## TASK BRIEF
Wherever the word "this" turns up in a line of the entries, copy that line.

Start of EXTRACTED DATA

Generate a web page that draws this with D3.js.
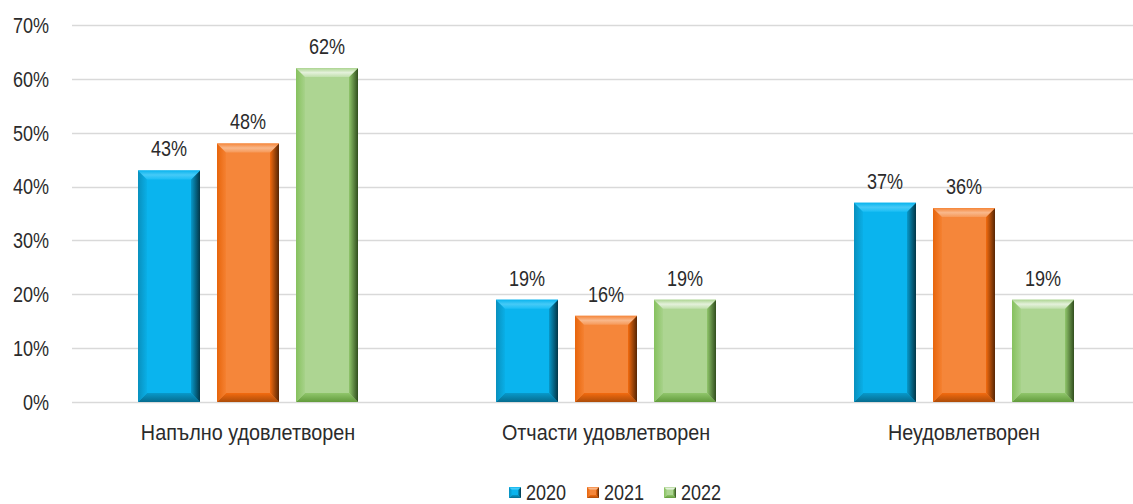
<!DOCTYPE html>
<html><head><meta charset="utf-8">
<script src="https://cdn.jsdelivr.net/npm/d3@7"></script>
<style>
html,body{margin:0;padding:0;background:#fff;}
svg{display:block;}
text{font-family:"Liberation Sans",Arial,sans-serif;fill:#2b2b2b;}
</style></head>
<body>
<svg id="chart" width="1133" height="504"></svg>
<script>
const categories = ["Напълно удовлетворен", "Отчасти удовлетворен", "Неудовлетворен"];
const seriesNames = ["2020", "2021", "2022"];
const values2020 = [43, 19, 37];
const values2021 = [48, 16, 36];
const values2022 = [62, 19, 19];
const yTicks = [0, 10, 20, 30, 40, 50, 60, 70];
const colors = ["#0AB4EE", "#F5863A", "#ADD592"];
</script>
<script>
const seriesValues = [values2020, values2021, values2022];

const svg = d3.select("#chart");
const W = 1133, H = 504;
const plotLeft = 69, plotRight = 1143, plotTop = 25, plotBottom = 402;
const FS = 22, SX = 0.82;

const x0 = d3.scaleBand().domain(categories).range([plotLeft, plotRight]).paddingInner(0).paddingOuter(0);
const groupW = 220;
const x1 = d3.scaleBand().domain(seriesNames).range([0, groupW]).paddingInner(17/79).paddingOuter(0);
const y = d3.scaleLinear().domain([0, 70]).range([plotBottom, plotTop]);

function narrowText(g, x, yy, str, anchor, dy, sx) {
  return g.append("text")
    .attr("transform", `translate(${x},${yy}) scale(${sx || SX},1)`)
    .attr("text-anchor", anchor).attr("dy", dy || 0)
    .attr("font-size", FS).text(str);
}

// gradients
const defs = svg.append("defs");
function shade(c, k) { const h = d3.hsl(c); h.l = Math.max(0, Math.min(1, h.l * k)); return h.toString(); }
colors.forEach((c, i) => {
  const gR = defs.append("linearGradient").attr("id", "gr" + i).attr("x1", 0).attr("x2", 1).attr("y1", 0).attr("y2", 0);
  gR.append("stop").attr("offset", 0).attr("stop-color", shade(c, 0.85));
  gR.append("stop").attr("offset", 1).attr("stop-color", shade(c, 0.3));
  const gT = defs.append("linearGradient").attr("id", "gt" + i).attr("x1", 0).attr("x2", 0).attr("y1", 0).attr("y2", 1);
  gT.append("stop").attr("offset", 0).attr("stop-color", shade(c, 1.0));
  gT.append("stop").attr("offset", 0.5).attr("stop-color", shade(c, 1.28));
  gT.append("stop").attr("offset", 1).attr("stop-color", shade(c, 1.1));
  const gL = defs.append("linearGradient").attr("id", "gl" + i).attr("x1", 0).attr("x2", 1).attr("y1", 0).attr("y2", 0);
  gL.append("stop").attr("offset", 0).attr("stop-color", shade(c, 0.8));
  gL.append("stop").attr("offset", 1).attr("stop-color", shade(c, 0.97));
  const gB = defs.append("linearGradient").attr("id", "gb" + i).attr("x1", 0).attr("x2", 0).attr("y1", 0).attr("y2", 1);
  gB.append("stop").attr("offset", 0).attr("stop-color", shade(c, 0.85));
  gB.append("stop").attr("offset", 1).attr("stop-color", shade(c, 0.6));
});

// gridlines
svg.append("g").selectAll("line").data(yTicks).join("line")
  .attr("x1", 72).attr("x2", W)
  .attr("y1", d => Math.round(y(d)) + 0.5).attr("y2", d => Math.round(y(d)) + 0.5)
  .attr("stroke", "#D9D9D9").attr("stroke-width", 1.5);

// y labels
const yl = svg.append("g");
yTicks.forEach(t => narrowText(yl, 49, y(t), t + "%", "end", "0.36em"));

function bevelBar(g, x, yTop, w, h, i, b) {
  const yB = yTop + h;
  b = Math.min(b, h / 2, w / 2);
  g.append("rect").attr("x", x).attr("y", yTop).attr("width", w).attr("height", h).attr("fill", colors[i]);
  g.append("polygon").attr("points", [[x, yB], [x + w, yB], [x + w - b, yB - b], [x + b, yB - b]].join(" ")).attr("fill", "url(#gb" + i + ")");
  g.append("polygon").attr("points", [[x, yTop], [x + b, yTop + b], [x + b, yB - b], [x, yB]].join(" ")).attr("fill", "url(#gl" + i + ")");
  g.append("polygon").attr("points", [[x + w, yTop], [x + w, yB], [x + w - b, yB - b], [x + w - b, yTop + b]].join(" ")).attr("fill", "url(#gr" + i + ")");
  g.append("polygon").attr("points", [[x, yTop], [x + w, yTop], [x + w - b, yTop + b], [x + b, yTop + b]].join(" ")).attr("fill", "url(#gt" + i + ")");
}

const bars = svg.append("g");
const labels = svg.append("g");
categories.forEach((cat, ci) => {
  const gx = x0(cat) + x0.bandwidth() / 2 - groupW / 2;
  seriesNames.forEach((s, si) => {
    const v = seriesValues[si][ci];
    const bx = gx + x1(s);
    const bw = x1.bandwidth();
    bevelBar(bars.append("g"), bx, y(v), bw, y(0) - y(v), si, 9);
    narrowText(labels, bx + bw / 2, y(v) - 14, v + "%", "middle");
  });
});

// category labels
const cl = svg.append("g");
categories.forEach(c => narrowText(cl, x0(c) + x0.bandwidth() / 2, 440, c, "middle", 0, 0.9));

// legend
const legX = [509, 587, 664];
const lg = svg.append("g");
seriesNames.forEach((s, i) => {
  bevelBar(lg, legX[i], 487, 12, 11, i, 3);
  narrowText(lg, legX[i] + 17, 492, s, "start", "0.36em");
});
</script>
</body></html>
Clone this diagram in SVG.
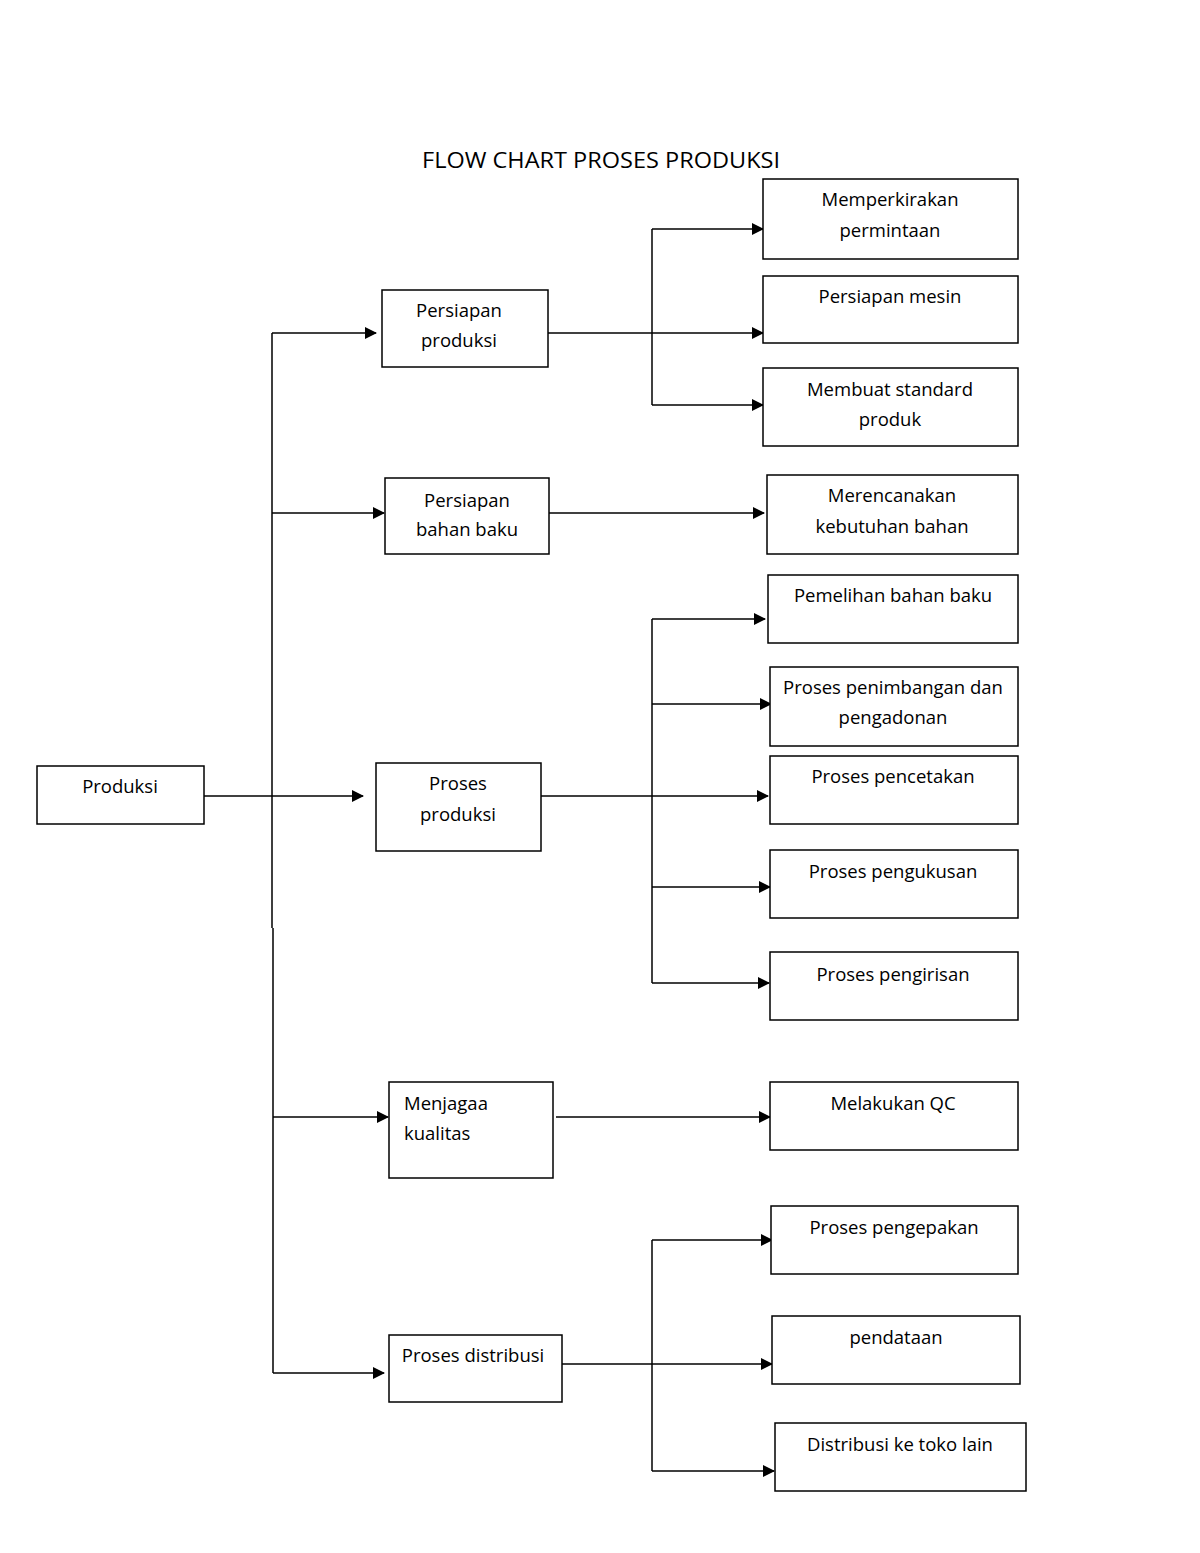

End of EXTRACTED DATA

## CORRECT ANSWER
Generate a web page that draws this with D3.js.
Clone this diagram in SVG.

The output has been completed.